▶ [JOB]: Copy out each line that has "matplotlib" in it.

▶ [SUPPLIED DATA]:
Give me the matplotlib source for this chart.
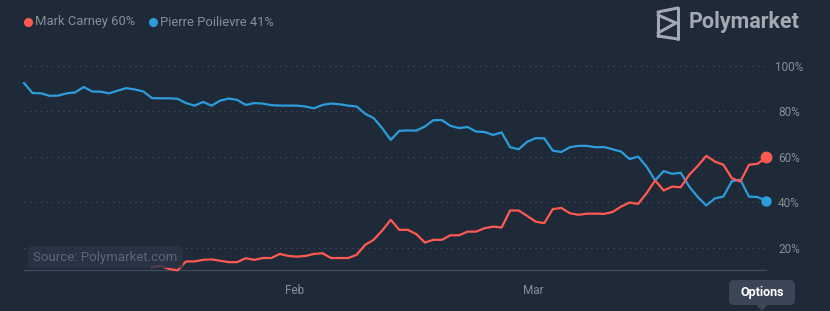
import numpy as np
import pandas as pd
import matplotlib
matplotlib.use("Agg")
import matplotlib.pyplot as plt
from matplotlib.patches import FancyBboxPatch, Polygon
from matplotlib.lines import Line2D
from matplotlib.transforms import IdentityTransform

plt.rcParams['font.family'] = ['Roboto', 'DejaVu Sans']

# daily readings, first point Dec 31
dates = pd.date_range("2024-12-31 08:00", periods=88, freq="D")

poilievre = [92.3, 87.9, 87.8, 86.7, 86.8, 87.8, 88.2, 90.6, 88.6, 88.5,
             87.8, 89.0, 90.1, 89.5, 88.6, 85.7, 85.6, 85.6, 85.4, 83.5,
             82.4, 84.0, 82.4, 84.6, 85.5, 84.9, 82.7, 83.5, 83.3, 82.6,
             82.4, 82.4, 82.4, 82.0, 81.2, 82.7, 83.3, 83.0, 82.4, 82.0,
             78.8, 76.9, 72.5, 67.3, 71.3, 71.5, 71.4, 73.2, 76.0, 76.0,
             73.5, 72.5, 73.0, 71.0, 70.8, 69.5, 70.6, 64.1, 63.2, 66.5,
             68.1, 68.0, 62.6, 62.0, 64.1, 64.7, 64.7, 64.1, 64.2, 63.2,
             62.2, 58.9, 60.0, 55.6, 49.5, 53.6, 52.4, 52.9, 46.8, 42.2,
             38.5, 41.6, 42.4, 49.2, 49.8, 42.4, 42.2, 40.6]

carney = [np.nan] * 15 + [
             11.4, 12.0, 10.6, 10.0, 13.9,
             13.9, 14.6, 14.8, 14.2, 13.6, 13.6, 15.3, 14.6, 15.4, 15.4,
             17.2, 16.3, 16.0, 16.3, 17.2, 17.5, 15.4, 15.4, 15.4, 16.8,
             21.2, 23.4, 27.5, 32.2, 27.8, 27.8, 25.9, 22.2, 23.4, 23.4,
             25.4, 25.4, 27.0, 27.0, 28.5, 29.2, 28.8, 36.3, 36.3, 33.9,
             31.4, 30.7, 36.9, 37.4, 35.1, 34.4, 34.9, 34.9, 34.8, 35.6,
             38.0, 39.8, 39.2, 43.9, 49.5, 45.1, 46.8, 46.5, 52.0, 55.9,
             60.3, 57.8, 56.4, 50.5, 49.0, 56.4, 56.8, 59.6]

names = ["Mark Carney", "Pierre Poilievre"]
latest = [60, 41]
month_ticks = [pd.Timestamp("2025-02-01"), pd.Timestamp("2025-03-01")]
month_labels = ["Feb", "Mar"]
y_ticks = [20, 40, 60, 80, 100]

BG = "#1e2a38"
RED = "#ff5a52"
BLUE = "#2d9cdb"
GREY = "#858e99"
H = 311

fig = plt.figure(figsize=(8.3, 3.11), dpi=100, facecolor=BG)
ax = fig.add_axes([24 / 830, (H - 270.3) / H, 742 / 830, 216.1 / H])
ax.set_facecolor(BG)

ax.plot(dates, poilievre, color=BLUE, lw=1.6, clip_on=False, zorder=3)
ax.plot(dates, carney, color=RED, lw=1.6, clip_on=False, zorder=3)
ax.plot(dates[-1], carney[-1], "o", color=RED, ms=7.5, clip_on=False, zorder=4)
ax.plot(dates[-1], poilievre[-1], "o", color=BLUE, ms=6.5, clip_on=False, zorder=4)

ax.set_xlim(dates[0], dates[-1])
ax.set_ylim(10, 105)
ax.set_yticks(y_ticks)
ax.set_yticklabels([f"{v}%" for v in y_ticks])
ax.set_xticks(month_ticks)
ax.set_xticklabels(month_labels)
ax.yaxis.tick_right()
ax.tick_params(axis="y", length=0, pad=16.5, labelsize=8.5, labelcolor=GREY)
ax.tick_params(axis="x", length=0, pad=10, labelsize=8.5, labelcolor=GREY)
for lab in ax.get_yticklabels():
    lab.set_horizontalalignment("center")
ax.yaxis.grid(True, linestyle=(0, (1, 4)), color="#475466", lw=0.8)
for s in ["top", "left", "right"]:
    ax.spines[s].set_visible(False)
ax.spines["bottom"].set_color("#3d4959")
ax.spines["bottom"].set_linewidth(1)

px = IdentityTransform()

# legend
for (x, c, name, v) in [(28, RED, names[0], latest[0]), (153, BLUE, names[1], latest[1])]:
    fig.add_artist(Line2D([x], [H - 22], marker="o", ms=5.5, color=c, lw=0, transform=px))
    fig.text(x + 7, H - 22, f"{name} {v}%", transform=px, ha="left", va="center",
             fontsize=9.4, color=GREY)

# logo
logo = "#a3a8b2"
for seg in [[(658, 12), (678, 8)], [(658, 36), (678, 39)], [(678, 8), (678, 39)],
            [(658, 12), (658, 36)], [(658, 15), (676, 23)], [(676, 23), (658, 33)]]:
    xs, ys = zip(*seg)
    fig.add_artist(Line2D(xs, [H - y for y in ys], color=logo, lw=2.2, transform=px,
                          solid_capstyle="round"))
fig.text(689, H - 22, "Polymarket", transform=px, ha="left", va="center",
         fontsize=15.5, fontweight="semibold", color=logo)

# source box
fig.add_artist(FancyBboxPatch((28, H - 268), 155, 22, boxstyle="round,pad=0,rounding_size=4",
                              transform=px, fc="#2a3646", ec="none", alpha=0.8, zorder=5))
fig.text(105.5, H - 257, "Source: Polymarket.com", transform=px, ha="center", va="center",
         fontsize=9.5, color="#5c6776", zorder=6)

# options button
fig.add_artist(FancyBboxPatch((729, 6), 66, 25, boxstyle="round,pad=0,rounding_size=5",
                              transform=px, fc="#3a4556", ec="none", zorder=5))
fig.add_artist(Polygon([(756, 6.5), (768, 6.5), (762, 0)], closed=True, transform=px,
                       fc="#3a4556", ec="none", zorder=5))
fig.text(762, 18.5, "Options", transform=px, ha="center", va="center",
         fontsize=9, fontweight="bold", color="white", zorder=6)

fig.savefig("out.png", dpi=100, facecolor=BG)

▶ [ANSWER TO THE TASK]:
Give me the matplotlib source for this chart.
import matplotlib
matplotlib.use("Agg")
import matplotlib.pyplot as plt
from matplotlib.patches import FancyBboxPatch, Polygon
from matplotlib.lines import Line2D
from matplotlib.transforms import IdentityTransform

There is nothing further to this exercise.